### WHAT NEEDS TO BE DONE:
From the listing below, pull out every line where the string "this" appears.

══════════

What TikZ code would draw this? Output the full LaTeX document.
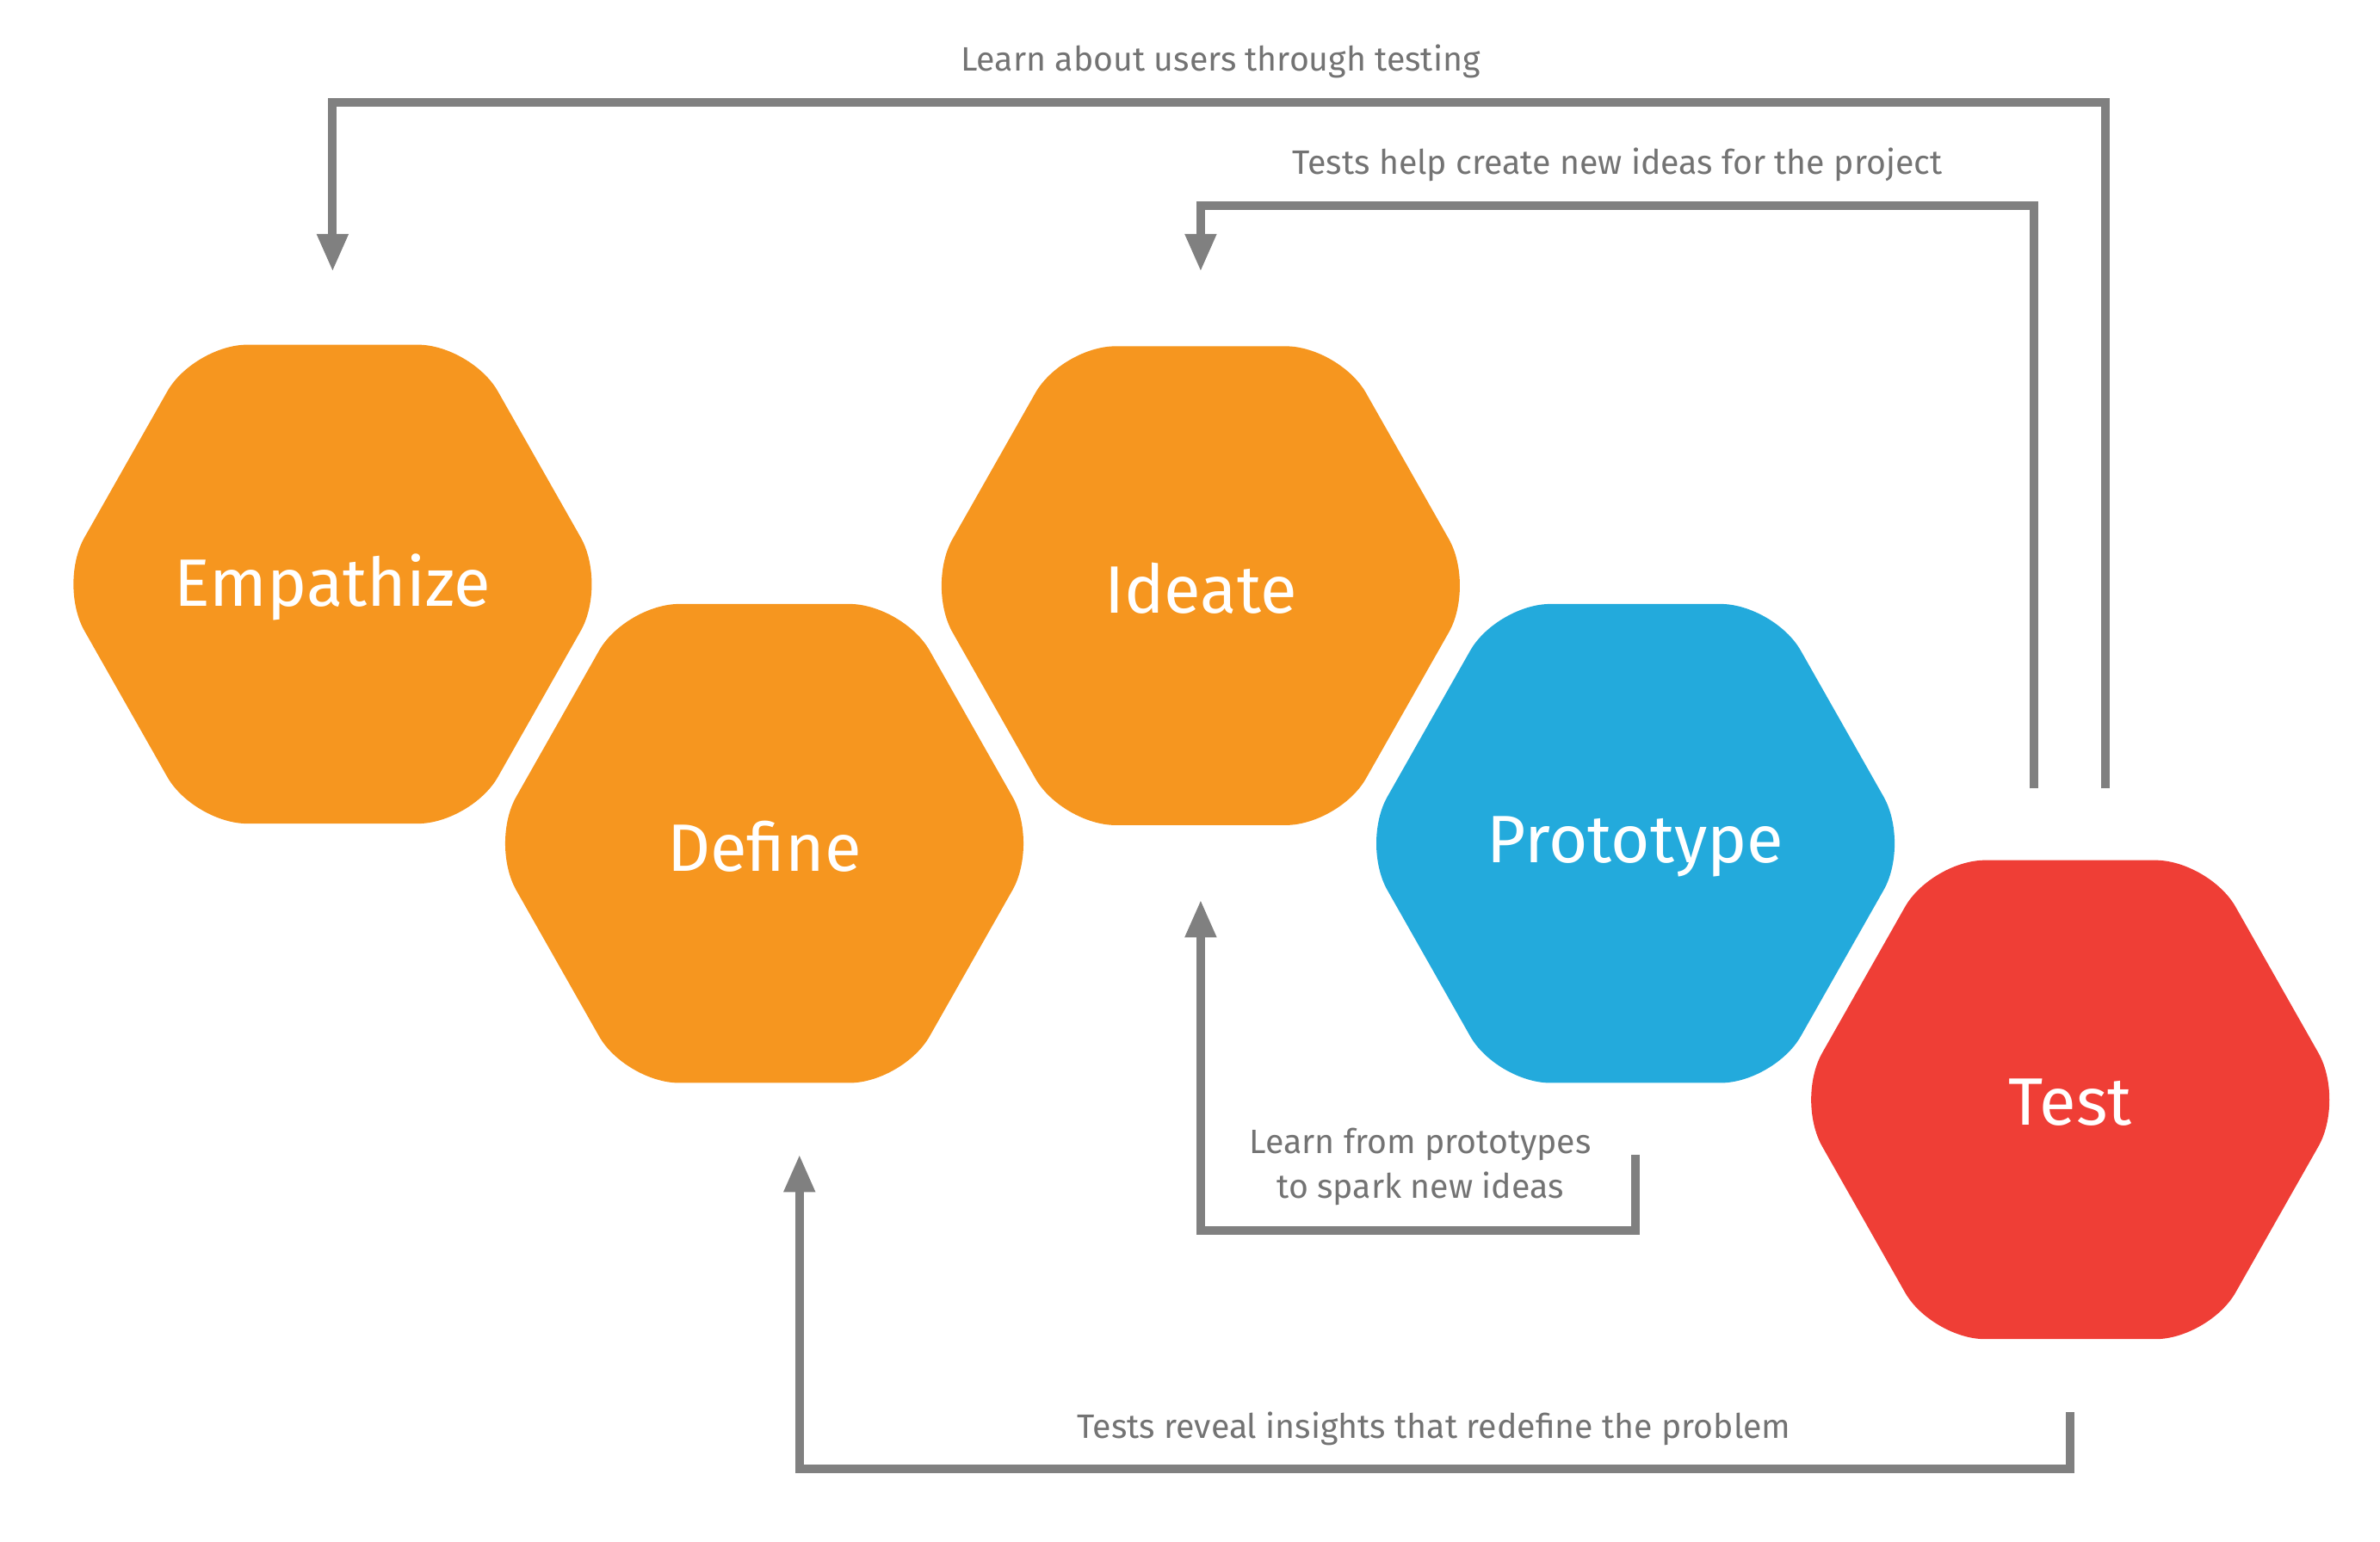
\documentclass[tikz,border=0pt]{standalone}
\usepackage{fontspec}
\setmainfont{Fira Sans}
\usetikzlibrary{arrows.meta}
\definecolor{org}{HTML}{F6961F}
\definecolor{blu}{HTML}{23AADC}
\definecolor{rd}{HTML}{EF3E36}
\definecolor{gr}{HTML}{808080}
\begin{document}
\begin{tikzpicture}[x=0.01cm,y=-0.01cm,
 hex/.style={rounded corners=10pt},
 lab/.style={text=white,font=\fontsize{12.5}{14}\selectfont},
 ln/.style={draw=gr,line width=1.6pt},
 arr/.style={ln,-{Triangle[length=7pt,width=5.5pt]}},
 txt/.style={text=gr!90!black,font=\fontsize{6.3}{8.5}\selectfont,align=center}]
\useasboundingbox (0,0) rectangle (1560,1011);
\newcommand\myhex[3]{\fill[hex,#3] (#1-180,#2) -- (#1-91,#2-157) -- (#1+91,#2-157) -- (#1+180,#2) -- (#1+91,#2+157) -- (#1-91,#2+157) -- cycle;}
\myhex{218}{383}{org}
\myhex{501}{553}{org}
\myhex{787}{384}{org}
\myhex{1072}{553}{blu}
\myhex{1357}{721}{rd}
\node[lab] (e) at (218,385) {Empathize};
\node[lab] (d) at (501,555) {Define};
\node[lab] (i) at (787,386) {Ideate};
\node[lab] (p) at (1072,555) {Prototype};
\node[lab] (t) at (1357,723) {Test};
\coordinate (a1) at (1380,517); \coordinate (a1e) at (218,178);
\coordinate (a2) at (1333,517); \coordinate (a2e) at (787,178);
\coordinate (a3) at (1072,757); \coordinate (a3e) at (787,590);
\coordinate (a4) at (1357,926); \coordinate (a4e) at (524,757);
\draw[arr] (a1) |- (800,67) -| (a1e);
\draw[arr] (a2) |- (1000,135) -| (a2e);
\draw[arr] (a3) |- (900,807) -| (a3e);
\draw[arr] (a4) |- (900,963) -| (a4e);
\node[txt] (l1) at (800,40) {Learn about users through testing};
\node[txt] (l2) at (1060,108) {Tests help create new ideas for the project};
\node[txt] (l3) at (931,765) {Learn from prototypes\\to spark new ideas};
\node[txt] (l4) at (940,937) {Tests reveal insights that redefine the problem};
\end{tikzpicture}
\end{document}
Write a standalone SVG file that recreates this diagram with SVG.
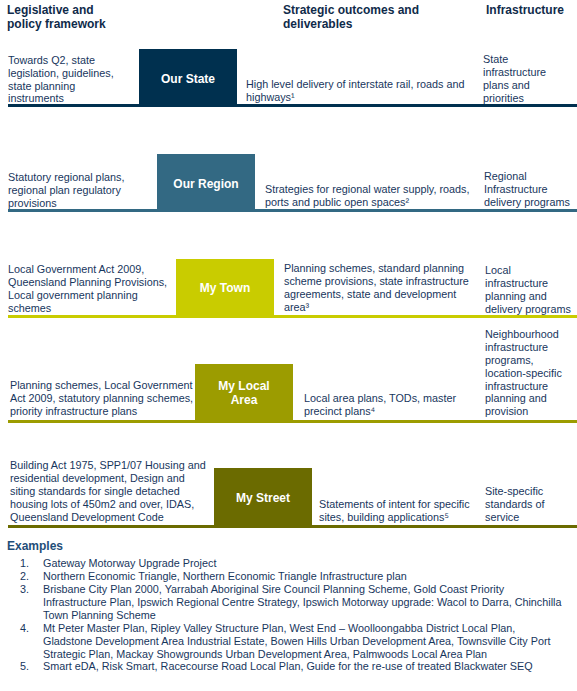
<svg xmlns="http://www.w3.org/2000/svg" width="577" height="691" viewBox="0 0 577 691">
<style>
text{font-family:"Liberation Sans",Arial,sans-serif;font-size:10.8px;fill:#17365d}
.h{font-size:12px;font-weight:bold;fill:#0f2b4a}
.b{font-size:12px;font-weight:bold;fill:#ffffff;text-anchor:middle}
.ex{font-size:12px;font-weight:bold;fill:#1f4e79}
</style>
<rect width="577" height="691" fill="#ffffff"/>
<g id="headers">
<text class="h" x="7" y="14">Legislative and</text>
<text class="h" x="7" y="28">policy framework</text>
<text class="h" x="283" y="14">Strategic outcomes and</text>
<text class="h" x="283" y="28">deliverables</text>
<text class="h" x="486" y="14">Infrastructure</text>
</g>
<g id="connectors">
<rect x="8" y="104" width="569" height="3" fill="#00304f"/>
<rect x="8" y="209" width="569" height="3" fill="#336983"/>
<rect x="8" y="315" width="569" height="3" fill="#c9cc00"/>
<rect x="8" y="420" width="569" height="3" fill="#9c9c00"/>
<rect x="8" y="525" width="569" height="3" fill="#6b6b00"/>
</g>
<g id="our-state">
<rect x="139" y="49" width="98" height="56" fill="#00304f"/>
<text class="b" x="188" y="83">Our State</text>
<text x="8" y="64">Towards Q2, state</text>
<text x="8" y="77">legislation, guidelines,</text>
<text x="8" y="89.5">state planning</text>
<text x="8" y="102">instruments</text>
<text x="246" y="88">High level delivery of interstate rail, roads and</text>
<text x="246" y="101">highways¹</text>
<text x="483" y="63">State</text>
<text x="483" y="76">infrastructure</text>
<text x="483" y="89">plans and</text>
<text x="483" y="102">priorities</text>
</g>
<g id="our-region">
<rect x="157" y="154" width="98" height="56" fill="#336983"/>
<text class="b" x="206" y="188">Our Region</text>
<text x="8" y="181">Statutory regional plans,</text>
<text x="8" y="194">regional plan regulatory</text>
<text x="8" y="207">provisions</text>
<text x="265" y="193">Strategies for regional water supply, roads,</text>
<text x="265" y="206">ports and public open spaces²</text>
<text x="484" y="180">Regional</text>
<text x="484" y="193">Infrastructure</text>
<text x="484" y="206">delivery programs</text>
</g>
<g id="my-town">
<rect x="176" y="259" width="98" height="57" fill="#c9cc00"/>
<text class="b" x="225" y="292">My Town</text>
<text x="8" y="273">Local Government Act 2009,</text>
<text x="8" y="286">Queensland Planning Provisions,</text>
<text x="8" y="299">Local government planning</text>
<text x="8" y="312">schemes</text>
<text x="284" y="272">Planning schemes, standard planning</text>
<text x="284" y="285">scheme provisions, state infrastructure</text>
<text x="284" y="298">agreements, state and development</text>
<text x="284" y="311">area³</text>
<text x="485" y="274">Local</text>
<text x="485" y="287">infrastructure</text>
<text x="485" y="300">planning and</text>
<text x="485" y="313">delivery programs</text>
</g>
<g id="my-local-area">
<rect x="195" y="364" width="98" height="57" fill="#9c9c00"/>
<text class="b" x="244" y="390">My Local</text>
<text class="b" x="244" y="404">Area</text>
<text x="10" y="389">Planning schemes, Local Government</text>
<text x="10" y="402">Act 2009, statutory planning schemes,</text>
<text x="10" y="415">priority infrastructure plans</text>
<text x="304" y="402">Local area plans, TODs, master</text>
<text x="304" y="415">precinct plans⁴</text>
<text x="485" y="338">Neighbourhood</text>
<text x="485" y="351">infrastructure</text>
<text x="485" y="364">programs,</text>
<text x="485" y="377">location-specific</text>
<text x="485" y="390">infrastructure</text>
<text x="485" y="402">planning and</text>
<text x="485" y="415">provision</text>
</g>
<g id="my-street">
<rect x="214" y="468" width="98" height="58" fill="#6b6b00"/>
<text class="b" x="263" y="502">My Street</text>
<text x="10" y="469">Building Act 1975, SPP1/07 Housing and</text>
<text x="10" y="482">residential development, Design and</text>
<text x="10" y="495">siting standards for single detached</text>
<text x="10" y="508">housing lots of 450m2 and over, IDAS,</text>
<text x="10" y="521">Queensland Development Code</text>
<text x="319" y="508">Statements of intent for specific</text>
<text x="319" y="521">sites, building applications⁵</text>
<text x="485" y="495">Site-specific</text>
<text x="485" y="508">standards of</text>
<text x="485" y="521">service</text>
</g>
<g id="examples">
<text class="ex" x="7" y="550">Examples</text>
<text x="20" y="567">1.</text>
<text x="43" y="567">Gateway Motorway Upgrade Project</text>
<text x="20" y="580">2.</text>
<text x="43" y="580">Northern Economic Triangle, Northern Economic Triangle Infrastructure plan</text>
<text x="20" y="593">3.</text>
<text x="43" y="593">Brisbane City Plan 2000, Yarrabah Aboriginal Sire Council Planning Scheme, Gold Coast Priority</text>
<text x="43" y="606">Infrastructure Plan, Ipswich Regional Centre Strategy, Ipswich Motorway upgrade: Wacol to Darra, Chinchilla</text>
<text x="43" y="619">Town Planning Scheme</text>
<text x="20" y="632">4.</text>
<text x="43" y="632">Mt Peter Master Plan, Ripley Valley Structure Plan, West End – Woolloongabba District Local Plan,</text>
<text x="43" y="645">Gladstone Development Area Industrial Estate, Bowen Hills Urban Development Area, Townsville City Port</text>
<text x="43" y="658">Strategic Plan, Mackay Showgrounds Urban Development Area, Palmwoods Local Area Plan</text>
<text x="20" y="670">5.</text>
<text x="43" y="670">Smart eDA, Risk Smart, Racecourse Road Local Plan, Guide for the re-use of treated Blackwater SEQ</text>
</g>
</svg>
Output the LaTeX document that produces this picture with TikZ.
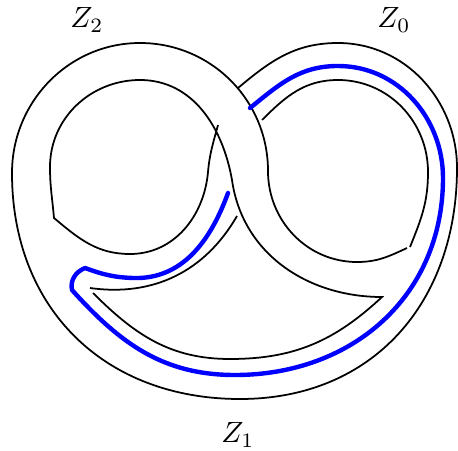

══════════

### RESULT BELOW:
What TikZ code would draw this? Output the full LaTeX document.
Write a standalone SVG file that recreates this diagram with SVG.
Output the LaTeX document that produces this picture with TikZ.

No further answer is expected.